#include <iostream>
#include <cstdio>
#include <cstring>
#include <algorithm>
#include <cmath>
#define INF 0x3f3f3f3f
#define rep0(i, n) for (int i = 0; i < n; i++)
#define rep1(i, n) for (int i = 1; i <= n; i++)
#define rep_0(i, n) for (int i = n - 1; i >= 0; i--)
#define rep_1(i, n) for (int i = n; i > 0; i--)
#define MAX(x, y) (((x) > (y)) ? (x) : (y))
#define MIN(x, y) (((x) < (y)) ? (x) : (y))
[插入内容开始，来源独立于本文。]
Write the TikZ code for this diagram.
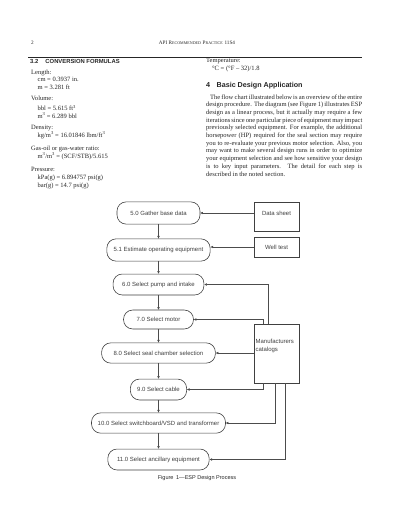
\documentclass[tikz,border=0pt]{standalone}
\usepackage{fontspec}
\setmainfont{Liberation Serif}
\setsansfont{Liberation Sans}
\usetikzlibrary{arrows.meta}
\newcommand\bigsc[1]{{\fontsize{8}{9}\selectfont #1}}
\newcommand\smsc[1]{{\fontsize{6.2}{7}\selectfont #1}}
\begin{document}
\begin{tikzpicture}[x=1.53bp,y=-1.53bp,
  flowfont/.style={font=\sffamily\fontsize{9.2}{11}\selectfont, text=black!75},
  proc/.style={draw=black!75, line width=0.9bp, rounded corners=14bp, inner sep=0pt, flowfont},
  srcbox/.style={draw=black!75, line width=0.9bp, inner sep=0pt, flowfont},
  srctext/.style={inner sep=0pt, flowfont},
  arr/.style={draw=black!70, line width=0.75bp, -{Triangle[length=4bp,width=3.4bp]}},
  body/.style={anchor=base west, inner sep=0pt, font=\fontsize{10}{11.8}\selectfont, text=black!85},
  head/.style={anchor=base west, inner sep=0pt, text=black!85}]
\useasboundingbox[fill=white] (0,0) rectangle (400,516);

% page header
\node[head, font=\fontsize{8}{9}\selectfont] (pno) at (31,44) {2};
\node[anchor=base, inner sep=0pt, text=black!85] (runhead) at (197,44)
  {\bigsc{API R}\smsc{ECOMMENDED} \bigsc{P}\smsc{RACTICE} \bigsc{11S4}};
\draw[line width=0.9bp, black!85] (28,57) -- (362,57);

% left column
\node[head, font=\sffamily\bfseries\fontsize{9}{11}\selectfont] (h32) at (30,63.5)
  {3.2\hspace{11bp}CONVERSION FORMULAS};
\node[body] (l1) at (31,74) {Length:};
\node[body] (l2) at (37.5,81.5) {cm = 0.3937 in.};
\node[body] (l3) at (37.5,89) {m = 3.281 ft};
\node[body] (l4) at (31,100.5) {Volume:};
\node[body] (l5) at (37.5,110.5) {bbl = 5.615 ft\textsuperscript{3}};
\node[body] (l6) at (37.5,118) {m\textsuperscript{3} = 6.289 bbl};
\node[body] (l7) at (31,129) {Density:};
\node[body] (l8) at (37.5,137) {kg/m\textsuperscript{3} = 16.01846 lbm/ft\textsuperscript{3}};
\node[body] (l9) at (31,150) {Gas-oil or gas-water ratio:};
\node[body] (l10) at (37.5,158) {m\textsuperscript{3}/m\textsuperscript{3} = (SCF/STB)/5.615};
\node[body] (l11) at (31,171.5) {Pressure:};
\node[body] (l12) at (37.5,179) {kPa(g) = 6.894757 psi(g)};
\node[body] (l13) at (37.5,187) {bar(g) = 14.7 psi(g)};

% right column
\node[body] (r1) at (206,62) {Temperature:};
\node[body] (r2) at (212,70) {°C = (°F – 32)/1.8};
\node[head, font=\sffamily\bfseries\fontsize{11}{13}\selectfont] (h4) at (206,87.5)
  {4\hspace{10bp}Basic Design Application};
\node[body] (p1) at (210,99) {\makebox[232.6bp][s]{The flow chart illustrated below is an overview of the entire}};
\node[body] (p2) at (206,106.7) {\makebox[238.7bp][s]{design procedure. The diagram (see Figure 1) illustrates ESP}};
\node[body] (p3) at (206,114.4) {\makebox[238.7bp][s]{design as a linear process, but it actually may require a few}};
\node[body] (p4) at (206,122.1) {\makebox[238.7bp][s]{iterations since one particular piece of equipment may impact}};
\node[body] (p5) at (206,129.8) {\makebox[238.7bp][s]{previously selected equipment. For example, the additional}};
\node[body] (p6) at (206,137.5) {\makebox[238.7bp][s]{horsepower (HP) required for the seal section may require}};
\node[body] (p7) at (206,145.2) {\makebox[238.7bp][s]{you to re-evaluate your previous motor selection. Also, you}};
\node[body] (p8) at (206,152.9) {\makebox[238.7bp][s]{may want to make several design runs in order to optimize}};
\node[body] (p9) at (206,160.6) {\makebox[238.7bp][s]{your equipment selection and see how sensitive your design}};
\node[body] (p10) at (206,168.3) {\makebox[238.7bp][s]{is to key input parameters. The detail for each step is}};
\node[body] (p11) at (206,176) {described in the noted section.};

% flow chart: process steps
\node[proc, minimum width=127bp, minimum height=34bp] (g50) at (158.5,213) {5.0 Gather base data};
\node[proc, minimum width=158bp, minimum height=34bp] (g51) at (158.5,250) {5.1 Estimate operating equipment};
\node[proc, minimum width=139bp, minimum height=32bp] (g60) at (158.5,284.5) {6.0 Select pump and intake};
\node[proc, minimum width=107bp, minimum height=29bp] (g70) at (158.5,319.5) {7.0 Select motor};
\node[proc, minimum width=174bp, minimum height=31bp] (g80) at (158.5,353) {8.0 Select seal chamber selection};
\node[proc, minimum width=86bp, minimum height=32bp] (g90) at (158.5,389.5) {9.0 Select cable};
\node[proc, minimum width=205bp, minimum height=31bp] (g100) at (158.5,423) {10.0 Select switchboard/VSD and transformer};
\node[proc, minimum width=155bp, minimum height=32bp] (g110) at (158.5,459.5) {11.0 Select ancillary equipment};

% flow chart: inputs
\node[srcbox, minimum width=69bp, minimum height=44bp] (ds) at (276.5,216.5) {};
\node[srctext] (dst) at (276.5,213) {Data sheet};
\node[srcbox, minimum width=69bp, minimum height=31bp] (wt) at (276.5,247) {Well test};
\node[srcbox, minimum width=69bp, minimum height=90bp] (mc) at (276.5,353.5) {};
\node[srctext, anchor=west, align=left] (mct) at (255.5,346) {Manufacturers\\catalogs};

% connectors
\draw[arr] (g50) -- (g51);
\draw[arr] (g51) -- (g60);
\draw[arr] (g60) -- (g70);
\draw[arr] (g70) -- (g80);
\draw[arr] (g80) -- (g90);
\draw[arr] (g90) -- (g100);
\draw[arr] (g100) -- (g110);
\draw[arr] (ds.west |- g50) -- (g50);
\draw[arr] (wt.west) -- (g51.east |- wt.west);
\draw[arr] ([xshift=-13bp]mc.north) |- (g60);
\draw[arr] ([xshift=-20.7bp]mc.north) |- (g70);
\draw[arr] (mc.west |- g80) -- (g80);
\draw[arr] ([xshift=-20.7bp]mc.south) |- (g90);
\draw[arr] ([xshift=-2.3bp]mc.south) |- (g100);
\draw[arr] ([xshift=13bp]mc.south) |- (g110);

% caption
\node[anchor=base, inner sep=0pt, font=\sffamily\fontsize{8.5}{10}\selectfont, text=black!85] (cap) at (197,479.5)
  {Figure\hspace{4bp}1---ESP Design Process};
\end{tikzpicture}
\end{document}
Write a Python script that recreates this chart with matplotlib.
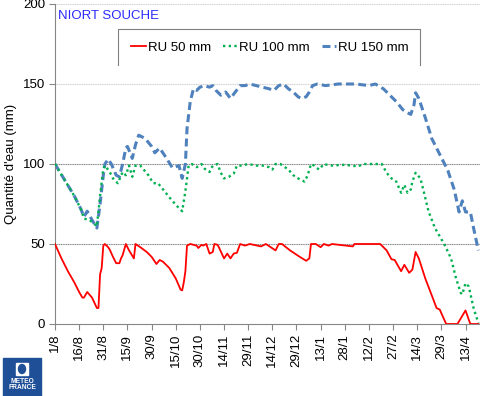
import matplotlib
matplotlib.use("Agg")
import matplotlib.pyplot as plt
import matplotlib.patches as mpatches
import pandas as pd

plt.rcParams['font.family'] = ['Liberation Sans', 'DejaVu Sans']

# days counted from 1/8 (2014-08-01)
start = pd.Timestamp('2014-08-01')

# RU 50 mm
ru50_days = [0, 4, 8, 12, 15, 17, 18, 20, 23, 26, 27, 28, 29, 30, 31, 33, 34, 36, 38, 40,
             41, 42, 44, 46, 49, 50, 53, 57, 60, 63, 65, 67, 71, 75, 78, 79, 80, 81, 82, 84,
             88, 89, 91, 92, 94, 96, 98, 99, 101, 102, 105, 107, 109, 111, 113, 115, 118, 121, 128, 131,
             137, 139, 141, 146, 149, 152, 156, 158, 159, 162, 165, 167, 170, 172, 185, 186, 202, 206, 209, 211,
             215, 217, 220, 222, 224, 226, 230, 234, 237, 239, 243, 250, 255, 258, 263]
ru50_vals = [50, 41, 33, 26, 20, 16.5, 16.5, 20, 16.5, 10, 10, 31, 35, 49, 50, 48, 46.5, 42, 38, 38,
             41, 43, 50, 46, 41, 50, 48, 45, 42, 37.5, 40, 39, 35, 28.5, 21.5, 21, 26, 33, 49, 50,
             49, 47.5, 49.5, 49, 50, 44, 45, 50, 49.5, 47.5, 41, 44, 41, 44, 44.5, 50, 49, 50, 48.5, 50,
             46, 50, 50, 46, 44, 42, 39.5, 41, 50, 50, 48, 50, 49, 50, 48.5, 50, 50, 46, 40.5, 40,
             33, 37, 32, 34, 45, 41, 28.5, 18, 10, 9, 0, 0, 8.5, 0, 0]

# RU 100 mm
ru100_days = [0, 6, 12, 16, 18, 23, 26, 28, 30, 31, 34, 36, 39, 42, 44, 46, 48, 50, 53, 58,
              61, 64, 68, 72, 76, 79, 81, 83, 85, 88, 91, 93, 96, 98, 101, 103, 105, 108, 111, 113,
              116, 120, 125, 129, 133, 135, 137, 140, 145, 148, 151, 155, 157, 159, 161, 164, 167, 171, 180, 188,
              192, 203, 206, 209, 212, 215, 217, 219, 221, 222, 224, 227, 229, 232, 236, 242, 246, 249, 252, 253,
              255, 257, 260, 263]
ru100_vals = [100, 90, 80, 72, 66, 64, 61, 80, 97, 99, 95, 91, 88, 95, 93, 99, 92, 99, 99, 93,
              88, 88, 83, 78, 73.5, 70.5, 83, 99, 100, 98, 100, 97, 95, 99, 100, 94.5, 91, 92, 94, 99,
              99, 100, 99, 99, 98, 96.5, 100, 100, 96.5, 93, 91, 89, 93, 100, 99, 96.5, 100, 99, 99.5, 98.5,
              100, 100, 94.5, 91, 89, 82, 87, 82, 84, 89, 94.5, 91, 83, 70.5, 60, 49.5, 41, 29, 19.5, 18.5,
              25.5, 23.5, 10, 0.5]

# RU 150 mm
ru150_days = [0, 6, 12, 16, 18, 20, 23, 26, 28, 30, 31, 33, 35, 38, 40, 42, 44, 45, 48, 50,
              52, 56, 60, 62, 65, 69, 73, 77, 79, 81, 82, 84, 86, 88, 90, 93, 96, 98, 100, 103,
              106, 109, 112, 115, 118, 121, 125, 129, 133, 136, 139, 142, 145, 148, 151, 153, 156, 158, 160, 163,
              168, 176, 187, 195, 199, 204, 208, 212, 216, 219, 221, 223, 224, 226, 230, 234, 240, 244, 248, 251,
              253, 255, 258, 260, 263]
ru150_vals = [100, 90, 80, 72, 67, 70.5, 65, 60, 75, 93, 100, 103, 100, 93, 92, 100, 110, 111, 103.5, 112,
              118, 116, 111, 107, 110, 104, 97.5, 99, 91, 100, 122, 139, 147, 146, 148, 149, 148, 149, 146, 143,
              145, 141, 145, 149, 149, 150, 149, 148, 147, 146, 149, 150, 147, 145, 142, 141, 142, 145, 149, 150,
              149, 150, 150, 149, 150, 147, 143, 139, 134, 132, 131, 137, 144.5, 141, 129, 116, 104, 96, 84, 70,
              77, 70, 70, 60, 46]

tick_days = list(range(0, 256, 15))
tick_labels = [f"{d.day}/{d.month}" for d in (start + pd.to_timedelta(tick_days, unit='D'))]

fig = plt.figure(figsize=(4.8, 3.96), dpi=100)
ax = fig.add_axes([55 / 480, 72 / 396, 425 / 480, 320 / 396])

# grid / reference lines
for yv, c in [(150, '#d0d0d0'), (200, '#d0d0d0'), (50, '#7f7f7f'), (100, '#7f7f7f')]:
    ax.axhline(yv, color=c, lw=0.8, ls=(0, (1, 0.6)), zorder=1)

ax.plot(ru50_days, ru50_vals, color='#ff0000', lw=1.3, label='RU 50 mm', zorder=4)
ax.plot(ru100_days, ru100_vals, color='#00b050', lw=1.7, ls=(0, (1, 1.4)),
        dash_capstyle='butt', label='RU 100 mm', zorder=3)
ax.plot(ru150_days, ru150_vals, color='#4f81bd', lw=2.2, ls=(0, (2.6, 1.4)),
        dash_capstyle='butt', label='RU 150 mm', zorder=2)

ax.set_xlim(0, 264)
ax.set_ylim(0, 200)
ax.set_yticks([0, 50, 100, 150, 200])
ax.set_xticks(tick_days)
ax.set_xticklabels(tick_labels, rotation=90)

for s in ['top', 'right']:
    ax.spines[s].set_visible(False)
for s in ['left', 'bottom']:
    ax.spines[s].set_color('#868686')
    ax.spines[s].set_linewidth(0.8)
ax.tick_params(axis='both', colors='#868686', length=4, width=0.8, labelsize=9.5,
               labelcolor='black', direction='out')
ax.tick_params(axis='y', pad=3)
ax.tick_params(axis='x', pad=3)

ax.set_ylabel("Quantité d'eau (mm)", fontsize=9.5)
ax.yaxis.set_label_coords(-38 / 425, 0.5)

ax.text(3 / 425, (324 - 16) / 320, 'NIORT SOUCHE', transform=ax.transAxes,
        color='#2b2bff', fontsize=9.5, va='center', ha='left')

# legend with open box (top, left, right)
leg = ax.legend(loc='center', bbox_to_anchor=(0.506, 0.8625), ncol=3, frameon=False,
                fontsize=9.5, handlelength=1.1, handletextpad=0.15, columnspacing=0.9)
bx0, bx1, by0, by1 = 63 / 425, 365 / 425, 259 / 320, 295 / 320
ax.plot([bx0, bx0, bx1, bx1], [by0, by1, by1, by0], transform=ax.transAxes,
        color='#808080', lw=0.8, clip_on=False, zorder=5)

# logo
fig.patches.append(mpatches.Rectangle((3 / 480, 0), 38 / 480, 38 / 396,
                                      transform=fig.transFigure, color='#1f4f96'))
fig.patches.append(mpatches.Rectangle((16 / 480, 21 / 396), 12 / 480, 12 / 396,
                                      transform=fig.transFigure, color='white'))
fig.patches.append(mpatches.Ellipse((22 / 480, 27 / 396), 7 / 480, 9 / 396,
                                    transform=fig.transFigure, color='#1f4f96'))
fig.text(22 / 480, 14.5 / 396, 'METEO', color='white', fontsize=4.8, weight='bold',
         ha='center', va='center')
fig.text(22 / 480, 8.5 / 396, 'FRANCE', color='white', fontsize=4.8, weight='bold',
         ha='center', va='center')

fig.savefig('out.png', dpi=100)
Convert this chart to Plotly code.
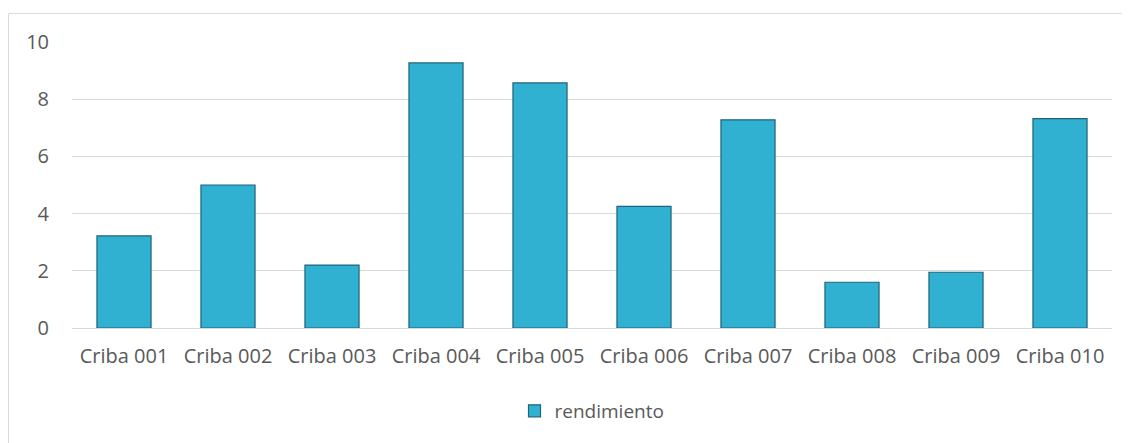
import plotly.graph_objects as go

cribas = ["Criba 001", "Criba 002", "Criba 003", "Criba 004", "Criba 005",
          "Criba 006", "Criba 007", "Criba 008", "Criba 009", "Criba 010"]
rendimiento = [3.22, 5.0, 2.2, 9.27, 8.57, 4.25, 7.28, 1.6, 1.95, 7.32]
y_ticks = [0, 2, 4, 6, 8, 10]

fig = go.Figure()

fig.add_trace(
    go.Bar(
        x=cribas,
        y=rendimiento,
        name="rendimiento",
        marker=dict(color="#31b1d1", line=dict(color="#1f6478", width=1.2)),
    )
)

fig.update_layout(
    width=1130,
    height=443,
    paper_bgcolor="white",
    plot_bgcolor="white",
    font=dict(family="Open Sans", size=20, color="#595959"),
    bargap=0.48,
    margin=dict(l=64, r=26, t=34, b=123, autoexpand=False),
    showlegend=True,
    legend=dict(
        orientation="h",
        x=0.5, xanchor="center",
        y=-0.29, yanchor="middle",
        font=dict(size=19, color="#595959"),
    ),
    shapes=[
        dict(type="rect", xref="paper", yref="paper",
             x0=-0.061, x1=1.05, y0=-0.45, y1=1.1,
             line=dict(color="#d9d9d9", width=1), layer="below"),
    ],
)

fig.update_xaxes(showgrid=False, showline=False, ticks="", ticklabelstandoff=14,
                 tickfont=dict(size=20), automargin=False)
fig.update_yaxes(range=[0, 10], tickvals=y_ticks, gridcolor="#d9d9d9",
                 zeroline=True, zerolinecolor="#d9d9d9", zerolinewidth=1,
                 showline=False, ticks="", ticklabelstandoff=22,
                 tickfont=dict(size=20), automargin=False)

fig.write_html("out.html")
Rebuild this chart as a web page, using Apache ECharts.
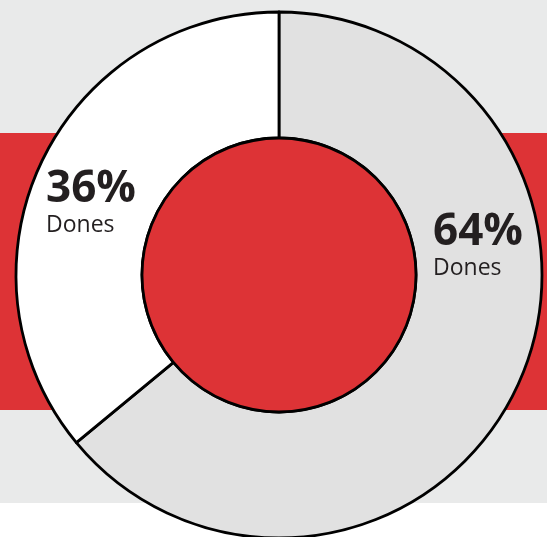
<!DOCTYPE html>
<html><head><meta charset="utf-8">
<script src="https://cdn.jsdelivr.net/npm/echarts@6/dist/echarts.min.js"></script>
<style>html,body{margin:0;padding:0;background:#fff}#c{width:547px;height:537px}</style>
</head><body><div id="c"></div>
<script>
var categories = ['Dones', 'Dones'];
var values = [64, 36];
var labelNames = ['Dones', 'Dones'];

var chart = echarts.init(document.getElementById('c'));
var labelPos = [[433, 209], [46, 166]];
chart.setOption({
  animation: false,
  graphic: [
    {type: 'rect', shape: {x: 0, y: 0, width: 547, height: 503}, style: {fill: '#e9eaea'}, z: -10},
    {type: 'rect', shape: {x: 0, y: 133, width: 547, height: 277}, style: {fill: '#dd3336'}, z: -9}
  ],
  series: [
    {
      type: 'pie',
      center: [279, 275],
      radius: [137, 263],
      startAngle: 90,
      clockwise: true,
      silent: true,
      avoidLabelOverlap: false,
      itemStyle: {borderColor: '#000', borderWidth: 2.8},
      data: values.map(function (v, i) {
        return {value: v, name: categories[i], itemStyle: {color: i === 0 ? '#e1e1e1' : '#ffffff'}};
      }),
      label: {
        show: true,
        position: 'inside',
        formatter: function (p) { return '{a|' + p.value + '%}\n{b|' + labelNames[p.dataIndex] + '}'; },
        rich: {
          a: {fontFamily: 'Open Sans', fontWeight: 'bold', fontSize: 44, color: '#231f20', lineHeight: 46},
          b: {fontFamily: 'Open Sans', fontSize: 23, color: '#231f20', lineHeight: 27}
        }
      },
      labelLine: {show: false},
      labelLayout: function (p) {
        return {x: labelPos[p.dataIndex][0], y: labelPos[p.dataIndex][1], align: 'left', verticalAlign: 'top'};
      }
    },
    {
      type: 'pie',
      center: [279, 275],
      radius: [0, 137],
      silent: true,
      label: {show: false},
      itemStyle: {color: '#dd3336', borderColor: '#000', borderWidth: 2.8},
      data: [{value: 1, name: 'inner'}]
    }
  ]
});
</script></body></html>
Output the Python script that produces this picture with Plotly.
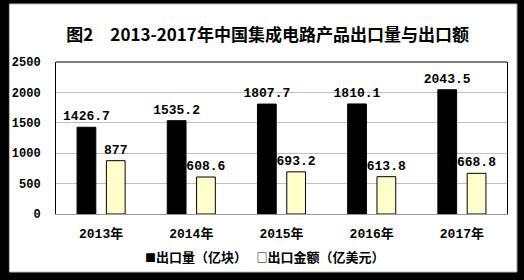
import plotly.graph_objects as go

categories = ["2013年", "2014年", "2015年", "2016年", "2017年"]
export_volume = [1426.7, 1535.2, 1807.7, 1810.1, 2043.5]
export_value = [877, 608.6, 693.2, 613.8, 668.8]
volume_labels = ["1426.7", "1535.2", "1807.7", "1810.1", "2043.5"]
value_labels = ["877", "608.6", "693.2", "613.8", "668.8"]
y_ticks = [0, 500, 1000, 1500, 2000, 2500]
series_names = ["出口量（亿块）", "出口金额（亿美元）"]

num_font = "Liberation Mono, Noto Sans CJK SC, monospace"
cjk_font = "Noto Sans CJK SC, Liberation Mono, sans-serif"

fig = go.Figure()
fig.add_trace(go.Bar(
    x=categories, y=export_volume, name=series_names[0],
    marker=dict(color="#000000", line=dict(color="#000000", width=1)),
    text=volume_labels, textposition="outside", cliponaxis=False, constraintext="none",
    textfont=dict(family=num_font, size=13, color="#000000", weight="bold"),
))
fig.add_trace(go.Bar(
    x=categories, y=export_value, name=series_names[1],
    marker=dict(color="#FFFFCC", line=dict(color="#000000", width=1)),
    text=value_labels, textposition="outside", cliponaxis=False, constraintext="none",
    textfont=dict(family=num_font, size=13, color="#000000", weight="bold"),
))

W0, H0 = 455.0, 152.0  # plot area size in px
L, T = 52, 62

def px_x(p):
    return (p - L) / W0

def px_y(p):
    return (T + H0 - p) / H0

legend_text = ("<span style='font-size:11px'>■</span>" + series_names[0] + "　 "
               + "<span style='font-size:11px'>□</span>" + series_names[1])

fig.update_layout(
    width=524, height=280,
    margin=dict(l=L, r=524 - L - 455, t=T, b=280 - T - 152, pad=0),
    paper_bgcolor="#000000", plot_bgcolor="#FFFFFF",
    barmode="group", bargap=0.35, bargroupgap=0.36,
    showlegend=False,
    title=dict(
        text="图2　2013-2017年中国集成电路产品出口量与出口额",
        x=px_x(265.5), xanchor="center", xref="paper",
        y=1 - 35.5 / 280, yanchor="middle", yref="container",
        font=dict(family=cjk_font, size=17, color="#000000", weight="bold"),
    ),
    xaxis=dict(
        showline=True, linecolor="#999999", linewidth=1, mirror=False,
        ticks="", ticklabelstandoff=7,
        tickfont=dict(family=num_font, size=13, color="#000000", weight="bold"),
        showgrid=False,
    ),
    yaxis=dict(
        range=[0, 2500], tickvals=y_ticks, showgrid=True, gridcolor="#C0C0C0", gridwidth=1,
        showline=True, linecolor="#000000", linewidth=1, mirror=True,
        zeroline=False, ticks="", ticklabelstandoff=12,
        tickfont=dict(family=num_font, size=12, color="#000000", weight="bold"),
    ),
    annotations=[
        dict(text=legend_text, xref="paper", yref="paper", x=px_x(262), y=px_y(256),
             xanchor="center", yanchor="middle", showarrow=False,
             font=dict(family=cjk_font, size=13, color="#000000", weight="bold")),
    ],
    shapes=[
        dict(type="rect", xref="paper", yref="paper", layer="below",
             x0=px_x(5), x1=px_x(517), y0=px_y(272), y1=px_y(4),
             fillcolor="#FFFFFF", line=dict(color="#BBBBBB", width=1)),
        dict(type="line", xref="paper", yref="paper", x0=0, x1=1, y0=1, y1=1,
             line=dict(color="#000000", width=1)),
    ],
)

fig.write_html("out.html")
#define mem(x, y) memset(x, y, sizeof(x))
#define MAXN 100000 + 10
#define MAXK 10000000 + 10
/**
题目大意
给一个数列 和数字k 多次询问[l, r]范围内 有多少各连续子序列
异或值为k
思路
没有区间修改 用莫队需要用O(1)复杂度转移
预处理 pre[x] 表示 0 ~ x 的数的异或值
则 i ~ j 的异或值为 pre[i - 1] ^ pre[j]
当在右边增加时询问 区间内(包括开区间下届) pre[j] ^ k 的个数
当在左边增加时询问 区间内 pre[i - 1] ^ k 的个数
简单的用两个hash维护下届开区间和闭区间内的各pre个数
*/
using namespace std;
int sqn;
struct query
{
int l, r;
int id;
__int64 ans;
} q[MAXN];
__int64 a[MAXN], pre[MAXN], book[MAXK], book1[MAXK], ans, k;
bool cmp(query a, query b)
{
if (a.l / sqn == b.l / sqn)
return a.r < b.r;
return a.l < b.l;
}
bool CMP(query a, query b)
{
return a.id < b.id;
}
void add(int x, bool flag)
{
book[pre[x]]++;
if (x > 0)
book1[pre[x - 1]]++;
else
book1[0]++;
if (flag)
{
if (x > 0)
ans += book[pre[x - 1] ^ k];
else
ans += book[0 ^ k];
}
else
{
ans += book1[pre[x] ^ k];
}
}
void del(int x, bool flag)
{
if (flag)
{
if (x > 0)
ans -= book[pre[x - 1] ^ k];
else
ans -= book[0 ^ k];
}
else
ans -= book1[pre[x] ^ k];
book[pre[x]]--;
if (x > 0)
book1[pre[x - 1]]--;
else
book1[0]--;
}
int main()
{
#ifndef ONLINE_JUDGE
freopen("in.txt", "r", stdin);
#endif // ONLINE_JUDGE
int n, m;
__int64 tmp;
mem(book, 0);
mem(book1, 0);
scanf("%d %d %d", &n, &m, &k);
//cout << n << " " << m <<endl;
sqn = sqrt(n);
for (int i = 0; i < n; i++)
{
scanf("%I64d", a + i);
if (i == 0)
{
pre[i] = a[i];
tmp = a[i];
}
else
{
pre[i] = tmp ^ a[i];
tmp = pre[i];
}
}
int l, r;
for (int i = 0; i < m; i++)
{
scanf("%d %d", &l, &r);
q[i].l = l - 1;
q[i].r = r;
q[i].id = i;
}
sort(q, q + m, cmp);
ans = 0;
l = r = 0;
for (int i = 0; i < m; i++)
{
while (r < q[i].r)
{
add(r, 0);
r++;
}
while (l > q[i].l)
{
l--;
add(l, 1);
}
while (r > q[i].r)
{
r--;
del(r, 0);
}
while (l < q[i].l)
{
del(l, 1);
l++;
}
q[i].ans = ans;
}
sort(q, q + m, CMP);
for (int i = 0; i < m; i++)
printf("%I64d\n", q[i].ans);
return 0;
}
CodeForces - 617E_XOR and Favorite Number(莫队)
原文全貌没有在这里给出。